Das Mädchen presste ihren Kopf gegen das Holz der Tür. Sie konzentrierte sich auf das Flüstern dahinter. Sog jedes Wort auf. Verbat sich jegliche Sorgen. Hielt an ihrem Mut fest.

Das Wichtigste war, herauszufinden, was sie hörte. Was würde diese fremde Stimme sagen? Wer war sie?!

Denn obwohl sie zu keinem in diesem Waisenhaus passte, so war es definitiv nicht das erste Mal, dass das Mädchen sie vernahm.

„Na und? Das Alter sollte keine Entschuldigung sein“, bemerkte diese Stimme wieder.

Sie war seltsam. Voll und tief, aber mit einer kindlichen Naivität. Eine eigenartige Kombination. Und dennoch … dennoch war sie Jenny bekannt. Sie hatte sie schon früher gehört. Bei ihrem Onkel Fred? Vielleicht … Nur verblasten die Erinnerungen an früher allmählich. Es war, als würden sie sich mit neueren vermengen. Sich verknoten. Verheddern.
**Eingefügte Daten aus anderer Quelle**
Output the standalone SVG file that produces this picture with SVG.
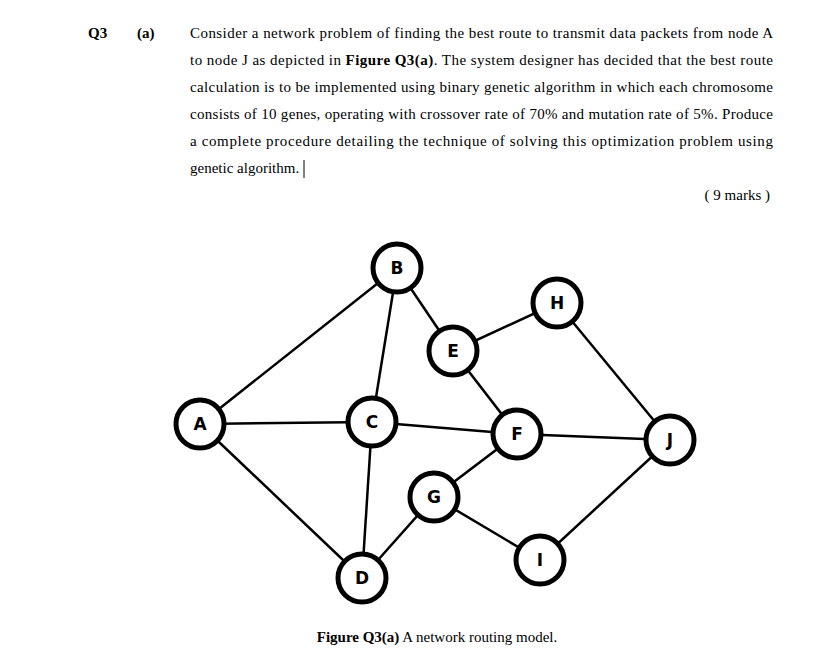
<svg xmlns="http://www.w3.org/2000/svg" width="831" height="665" viewBox="0 0 831 665">
<style>
text{font-family:"Liberation Serif","Times New Roman",serif;font-size:15px;fill:#000}
.b{font-weight:bold}
.n circle{fill:#fff;stroke:#000;stroke-width:5}
.n text{font-family:"DejaVu Sans","Liberation Sans",sans-serif;font-weight:bold;font-size:17px;text-anchor:middle}
#edges line{stroke:#000;stroke-width:2.5}
</style>
<rect width="831" height="665" fill="#fff"/>
<text x="88" y="38" class="b">Q3</text>
<text x="137" y="38" class="b">(a)</text>
<text x="190" y="38" textLength="583" lengthAdjust="spacing">Consider a network problem of  finding the best route to transmit data packets from node A</text>
<text x="190" y="65" textLength="583" lengthAdjust="spacing">to node J as depicted in <tspan class="b">Figure Q3(a)</tspan>. The system designer has decided that the best route</text>
<text x="190" y="92" textLength="583" lengthAdjust="spacing">calculation is to be implemented using binary genetic algorithm in which each chromosome</text>
<text x="190" y="119" textLength="583" lengthAdjust="spacing">consists of 10 genes, operating with crossover rate of 70% and mutation rate of 5%. Produce</text>
<text x="190" y="146" textLength="583" lengthAdjust="spacing">a complete procedure detailing the technique of solving this optimization problem using</text>
<text x="190" y="173">genetic algorithm.</text>
<line x1="304" y1="160" x2="304" y2="178" stroke="#000" stroke-width="1"/>
<text x="770" y="200" text-anchor="end">( 9 marks )</text>
<g id="edges">
<line x1="200" y1="424" x2="397" y2="268"/>
<line x1="200" y1="424" x2="372" y2="422"/>
<line x1="200" y1="424" x2="362" y2="578"/>
<line x1="397" y1="268" x2="372" y2="422"/>
<line x1="397" y1="268" x2="453" y2="351"/>
<line x1="372" y1="422" x2="517" y2="434"/>
<line x1="372" y1="422" x2="362" y2="578"/>
<line x1="453" y1="351" x2="557" y2="303"/>
<line x1="453" y1="351" x2="517" y2="434"/>
<line x1="557" y1="303" x2="670" y2="440"/>
<line x1="517" y1="434" x2="670" y2="440"/>
<line x1="517" y1="434" x2="434" y2="497"/>
<line x1="434" y1="497" x2="362" y2="578"/>
<line x1="434" y1="497" x2="540" y2="560"/>
<line x1="540" y1="560" x2="670" y2="440"/>
</g>
<g id="B" class="n"><circle cx="397" cy="268" r="24"/><text x="397" y="274">B</text></g>
<g id="H" class="n"><circle cx="557" cy="303" r="24"/><text x="557" y="309">H</text></g>
<g id="E" class="n"><circle cx="453" cy="351" r="24"/><text x="453" y="357">E</text></g>
<g id="A" class="n"><circle cx="200" cy="424" r="24"/><text x="200" y="430">A</text></g>
<g id="C" class="n"><circle cx="372" cy="422" r="24"/><text x="372" y="428">C</text></g>
<g id="F" class="n"><circle cx="517" cy="434" r="24"/><text x="517" y="440">F</text></g>
<g id="J" class="n"><circle cx="670" cy="440" r="24"/><text x="670" y="446">J</text></g>
<g id="G" class="n"><circle cx="434" cy="497" r="24"/><text x="434" y="503">G</text></g>
<g id="I" class="n"><circle cx="540" cy="560" r="24"/><text x="540" y="566">I</text></g>
<g id="D" class="n"><circle cx="362" cy="578" r="24"/><text x="362" y="584">D</text></g>
<text x="437" y="642" text-anchor="middle"><tspan class="b">Figure Q3(a)</tspan> A network routing model.</text>
</svg>
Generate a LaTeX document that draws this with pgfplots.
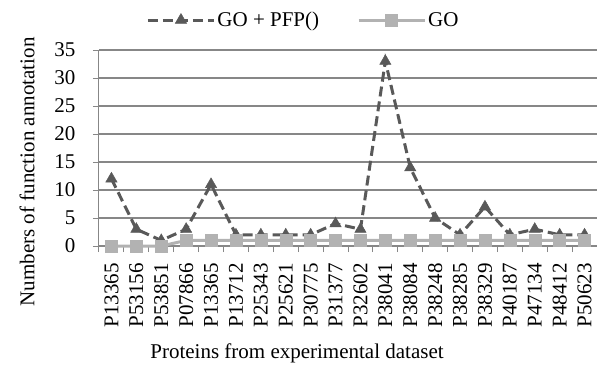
\documentclass[border=0pt]{standalone}
\usepackage{fontspec}
\setmainfont{Liberation Serif}
\usepackage{pgfplots}
\pgfplotsset{compat=1.18}
\definecolor{dk}{HTML}{595959}
\definecolor{lt}{HTML}{B2B2B2}
\definecolor{gr}{HTML}{878787}
\newcommand\fs{\fontsize{21}{25}\selectfont}
\begin{document}
\begin{tikzpicture}
\begin{axis}[name=ax,
  scale only axis, width=498pt, height=196pt,
  xmin=-0.5, xmax=19.5, ymin=0, ymax=35,
  clip=false,
  axis lines*=left, axis line style={-, draw=gr, line width=1pt},
  ytick={0,5,...,35},
  xtick={-0.5,0.5,1.5,2.5,3.5,4.5,5.5,6.5,7.5,8.5,9.5,10.5,11.5,12.5,13.5,14.5,15.5,16.5,17.5,18.5,19.5},
  x tick label as interval,
  xticklabels={P13365,P53156,P53851,P07866,P13365,P13712,P25343,P25621,P30775,P31377,P32602,P38041,P38084,P38248,P38285,P38329,P40187,P47134,P48412,P50623},
  tick align=outside, major tick length=6pt,
  tick style={draw=gr, line width=1pt},
  ymajorgrids, major grid style={draw=gr, line width=1.2pt},
  /pgf/number format/assume math mode=true,
  tick label style={font=\fs},
  x tick label style={rotate=90, anchor=east, inner sep=0pt, xshift=-11pt},
  y tick label style={xshift=-14pt},
  label style={font=\fs},
  xlabel={Proteins from experimental dataset},
  x label style={at={(axis description cs:0.3976,-0.55)}, anchor=center},
  ylabel={Numbers of function annotation},
  y label style={at={(axis description cs:-0.1446,0.378)}, anchor=center},
  legend style={at={(axis description cs:0.4106,1.153)}, anchor=center, draw=none, fill=none,
    font=\fs, legend columns=2,
    /tikz/every even column/.append style={column sep=36pt}},
  legend image code/.code={\draw[mark repeat=2, mark phase=2, #1] plot coordinates {(0pt,0pt) (33pt,0pt) (66pt,0pt)};},
]
\addplot[dk, line width=3pt, dash pattern=on 10pt off 5pt, mark=triangle*, mark size=6.5pt, mark options={solid, fill=dk, draw=dk, line width=0.5pt}]
  coordinates {(0,12) (1,3) (2,1) (3,3) (4,11) (5,2) (6,2) (7,2) (8,2) (9,4) (10,3) (11,33) (12,14) (13,5) (14,2) (15,7) (16,2) (17,3) (18,2) (19,2)};
\addlegendentry{GO + PFP()}
\addplot[lt, line width=3pt, mark=square*, mark size=6pt, mark options={solid, fill=lt, draw=lt, line width=0.5pt}]
  coordinates {(0,0) (1,0) (2,0) (3,1) (4,1) (5,1) (6,1) (7,1) (8,1) (9,1) (10,1) (11,1) (12,1) (13,1) (14,1) (15,1) (16,1) (17,1) (18,1) (19,1)};
\addlegendentry{GO}
\end{axis}
\pgfresetboundingbox
\path (ax.south west) ++(-99pt,-122pt) rectangle ++(597pt,368pt);
\end{tikzpicture}
\end{document}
Sie musste plötzlich an den Wald denken. An den Wald, in den ihr Onkel Fred so oft gegangen war. In den er sie mitgenommen hatte …

„Ist ja schon gut, mein Lieber. Ich hätte nicht gedacht, dass du so grantig bei ein bisschen Schlafentzug wirst“, ihre Stiefschwester räumte irgendetwas weg. Es scharrte leise und irritiert lauschte Jenny noch angestrengter. Sie musste wissen, was da drinnen vor sich ging. Was hörte sie? Was verbarg die Andere? Was tat sie?

Wer war diese Stimme?!

„Das ist wohl kaum ein bisschen Schlaf-“

Die Stimme brach im selben Augenblick ab, in dem sich die Tür öffnete. Erschrocken sah Jenny auf die blonde Teenagerin, die ihr denselben Blick zuwarf. Die blauen Augen schienen für einen Moment zu flackern. Schienen Jennys Blick einfangen zu wollen. Sie zu röntgen.

Doch konnte das Mädchen einzig auf die rötlichen Augen starren, die hinter ihrer Stiefschwester in der Luft schwebten.